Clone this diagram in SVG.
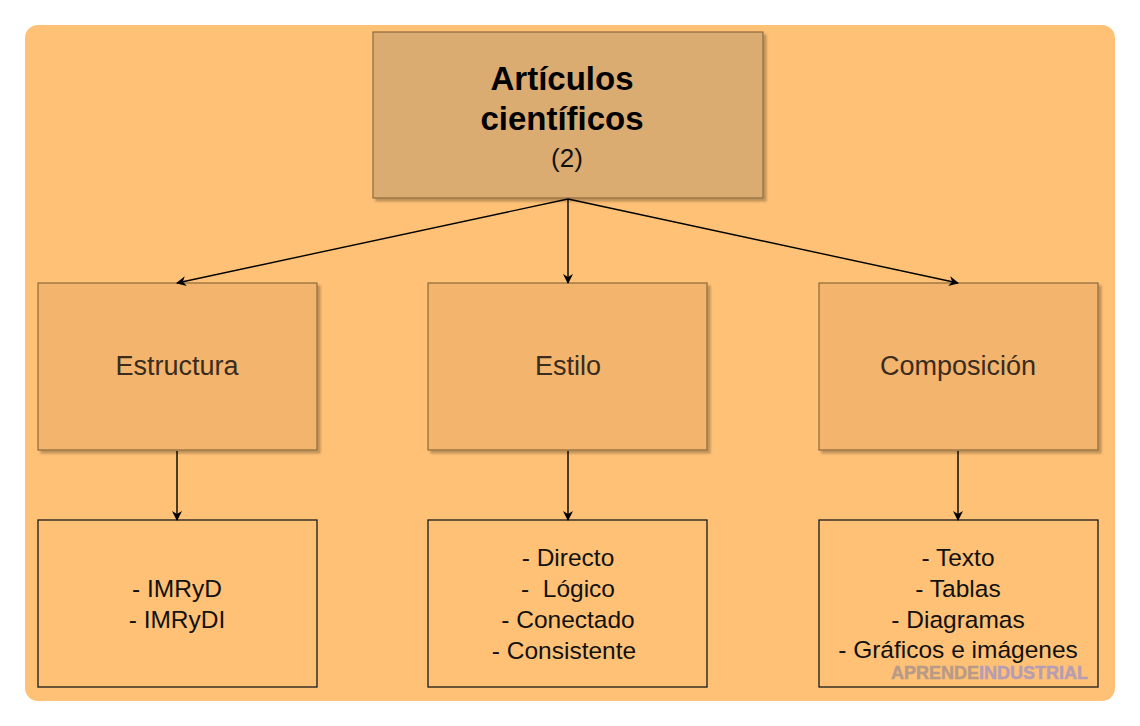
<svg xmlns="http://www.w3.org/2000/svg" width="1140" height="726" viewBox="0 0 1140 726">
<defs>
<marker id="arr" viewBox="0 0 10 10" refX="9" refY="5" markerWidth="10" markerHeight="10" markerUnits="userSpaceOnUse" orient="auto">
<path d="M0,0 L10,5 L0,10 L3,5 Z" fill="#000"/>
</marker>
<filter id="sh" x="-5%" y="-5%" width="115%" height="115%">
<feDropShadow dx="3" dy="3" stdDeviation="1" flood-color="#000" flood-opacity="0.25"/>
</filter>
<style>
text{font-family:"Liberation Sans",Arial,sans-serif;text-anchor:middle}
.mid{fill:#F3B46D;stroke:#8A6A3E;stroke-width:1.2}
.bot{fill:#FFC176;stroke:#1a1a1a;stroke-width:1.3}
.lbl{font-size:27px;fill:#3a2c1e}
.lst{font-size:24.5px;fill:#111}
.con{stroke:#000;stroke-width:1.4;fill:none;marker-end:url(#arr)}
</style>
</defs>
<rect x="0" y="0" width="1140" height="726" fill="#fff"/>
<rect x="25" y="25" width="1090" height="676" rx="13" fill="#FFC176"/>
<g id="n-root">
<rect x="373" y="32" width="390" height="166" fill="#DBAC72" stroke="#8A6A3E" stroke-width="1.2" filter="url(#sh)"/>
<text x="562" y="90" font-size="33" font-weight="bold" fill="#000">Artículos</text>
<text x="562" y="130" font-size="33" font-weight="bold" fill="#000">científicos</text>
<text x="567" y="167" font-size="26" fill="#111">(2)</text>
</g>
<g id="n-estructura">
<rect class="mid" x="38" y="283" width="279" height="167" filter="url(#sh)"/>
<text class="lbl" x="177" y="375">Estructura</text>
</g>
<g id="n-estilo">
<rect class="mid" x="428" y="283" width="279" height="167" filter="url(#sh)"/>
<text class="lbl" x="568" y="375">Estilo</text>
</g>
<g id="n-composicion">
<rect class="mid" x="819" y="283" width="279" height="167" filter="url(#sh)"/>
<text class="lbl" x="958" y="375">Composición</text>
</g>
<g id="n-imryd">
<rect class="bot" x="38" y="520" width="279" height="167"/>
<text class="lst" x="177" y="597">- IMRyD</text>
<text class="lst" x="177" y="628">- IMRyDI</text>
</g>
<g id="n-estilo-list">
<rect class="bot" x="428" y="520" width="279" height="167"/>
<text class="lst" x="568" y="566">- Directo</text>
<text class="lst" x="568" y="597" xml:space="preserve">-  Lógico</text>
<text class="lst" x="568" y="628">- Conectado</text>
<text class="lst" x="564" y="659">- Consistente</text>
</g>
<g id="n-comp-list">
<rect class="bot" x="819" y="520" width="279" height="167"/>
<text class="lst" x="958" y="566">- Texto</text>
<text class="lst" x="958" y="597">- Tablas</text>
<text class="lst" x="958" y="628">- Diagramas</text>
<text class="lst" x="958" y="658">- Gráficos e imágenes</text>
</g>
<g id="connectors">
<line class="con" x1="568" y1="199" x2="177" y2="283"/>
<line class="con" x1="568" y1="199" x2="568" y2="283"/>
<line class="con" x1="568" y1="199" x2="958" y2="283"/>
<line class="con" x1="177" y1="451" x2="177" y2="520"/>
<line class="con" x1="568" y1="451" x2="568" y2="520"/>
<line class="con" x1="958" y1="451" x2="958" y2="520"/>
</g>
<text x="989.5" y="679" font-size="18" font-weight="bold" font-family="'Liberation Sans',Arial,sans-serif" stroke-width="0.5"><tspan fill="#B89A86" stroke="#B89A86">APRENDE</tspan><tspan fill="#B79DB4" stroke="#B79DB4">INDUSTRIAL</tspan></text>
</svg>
——————
Short exercise:
Return the full material word for word. Do not include the pictures.

Full solution:
Clone this diagram in SVG.
<svg xmlns="http://www.w3.org/2000/svg" width="1140" height="726" viewBox="0 0 1140 726">
<defs>
<marker id="arr" viewBox="0 0 10 10" refX="9" refY="5" markerWidth="10" markerHeight="10" markerUnits="userSpaceOnUse" orient="auto">
<path d="M0,0 L10,5 L0,10 L3,5 Z" fill="#000"/>
</marker>
<filter id="sh" x="-5%" y="-5%" width="115%" height="115%">
<feDropShadow dx="3" dy="3" stdDeviation="1" flood-color="#000" flood-opacity="0.25"/>
</filter>
<style>
text{font-family:"Liberation Sans",Arial,sans-serif;text-anchor:middle}
.mid{fill:#F3B46D;stroke:#8A6A3E;stroke-width:1.2}
.bot{fill:#FFC176;stroke:#1a1a1a;stroke-width:1.3}
.lbl{font-size:27px;fill:#3a2c1e}
.lst{font-size:24.5px;fill:#111}
.con{stroke:#000;stroke-width:1.4;fill:none;marker-end:url(#arr)}
</style>
</defs>
<rect x="0" y="0" width="1140" height="726" fill="#fff"/>
<rect x="25" y="25" width="1090" height="676" rx="13" fill="#FFC176"/>
<g id="n-root">
<rect x="373" y="32" width="390" height="166" fill="#DBAC72" stroke="#8A6A3E" stroke-width="1.2" filter="url(#sh)"/>
<text x="562" y="90" font-size="33" font-weight="bold" fill="#000">Artículos</text>
<text x="562" y="130" font-size="33" font-weight="bold" fill="#000">científicos</text>
<text x="567" y="167" font-size="26" fill="#111">(2)</text>
</g>
<g id="n-estructura">
<rect class="mid" x="38" y="283" width="279" height="167" filter="url(#sh)"/>
<text class="lbl" x="177" y="375">Estructura</text>
</g>
<g id="n-estilo">
<rect class="mid" x="428" y="283" width="279" height="167" filter="url(#sh)"/>
<text class="lbl" x="568" y="375">Estilo</text>
</g>
<g id="n-composicion">
<rect class="mid" x="819" y="283" width="279" height="167" filter="url(#sh)"/>
<text class="lbl" x="958" y="375">Composición</text>
</g>
<g id="n-imryd">
<rect class="bot" x="38" y="520" width="279" height="167"/>
<text class="lst" x="177" y="597">- IMRyD</text>
<text class="lst" x="177" y="628">- IMRyDI</text>
</g>
<g id="n-estilo-list">
<rect class="bot" x="428" y="520" width="279" height="167"/>
<text class="lst" x="568" y="566">- Directo</text>
<text class="lst" x="568" y="597" xml:space="preserve">-  Lógico</text>
<text class="lst" x="568" y="628">- Conectado</text>
<text class="lst" x="564" y="659">- Consistente</text>
</g>
<g id="n-comp-list">
<rect class="bot" x="819" y="520" width="279" height="167"/>
<text class="lst" x="958" y="566">- Texto</text>
<text class="lst" x="958" y="597">- Tablas</text>
<text class="lst" x="958" y="628">- Diagramas</text>
<text class="lst" x="958" y="658">- Gráficos e imágenes</text>
</g>
<g id="connectors">
<line class="con" x1="568" y1="199" x2="177" y2="283"/>
<line class="con" x1="568" y1="199" x2="568" y2="283"/>
<line class="con" x1="568" y1="199" x2="958" y2="283"/>
<line class="con" x1="177" y1="451" x2="177" y2="520"/>
<line class="con" x1="568" y1="451" x2="568" y2="520"/>
<line class="con" x1="958" y1="451" x2="958" y2="520"/>
</g>
<text x="989.5" y="679" font-size="18" font-weight="bold" font-family="'Liberation Sans',Arial,sans-serif" stroke-width="0.5"><tspan fill="#B89A86" stroke="#B89A86">APRENDE</tspan><tspan fill="#B79DB4" stroke="#B79DB4">INDUSTRIAL</tspan></text>
</svg>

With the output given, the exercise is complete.